Can I receive spousal benefits if my spouse hasn't claimed their benefits yet?
No, you cannot receive spousal benefits until your spouse has filed for their own retirement benefits. However, your spouse doesn't need to be receiving benefits for you to claim spousal benefits; they just need to have filed.
What if I'm eligible for both my own retirement benefit and a spousal benefit?
If you're eligible for both, the Social Security Administration will pay you the higher of the two amounts. You cannot combine both benefits to receive a larger payment.
Can I switch from my own benefit to a spousal benefit later?

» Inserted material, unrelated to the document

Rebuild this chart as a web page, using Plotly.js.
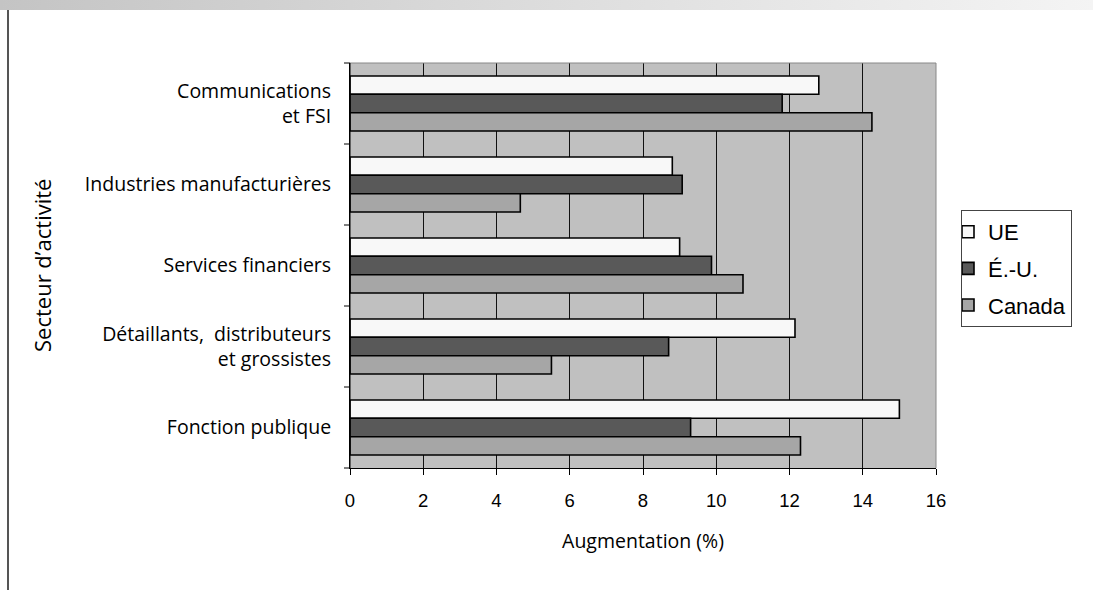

If you were born before January 2, 1954, you can use a "restricted application" to claim only spousal benefits at full retirement age while letting your own retirement benefit continue to grow. However, if you were born after this date, you are subject to "deemed filing," which means that when you apply for benefits, you're applying for all benefits you're eligible for.
How does divorce affect my eligibility for spousal benefits?
If you're divorced but were married for at least 10 years, you may still be eligible for spousal benefits based on your ex-spouse's record, provided you haven't remarried. You can claim these benefits as early as age 62, but your benefit will be reduced if you claim before your full retirement age.
What happens to my spousal benefit if my spouse passes away?
If your spouse passes away, you may be eligible for survivor benefits, which can be up to 100% of your deceased spouse's benefit amount. You can switch from spousal benefits to survivor benefits if the survivor benefit is higher. However, you cannot receive both spousal and survivor benefits simultaneously.
Are spousal benefits subject to cost-of-living adjustments (COLAs)?
Yes, spousal benefits, like all Social Security benefits, are subject to annual cost-of-living adjustments (COLAs) based on the Consumer Price Index for Urban Wage Earners and Clerical Workers (CPI-W). These adjustments help maintain the purchasing power of benefits over time.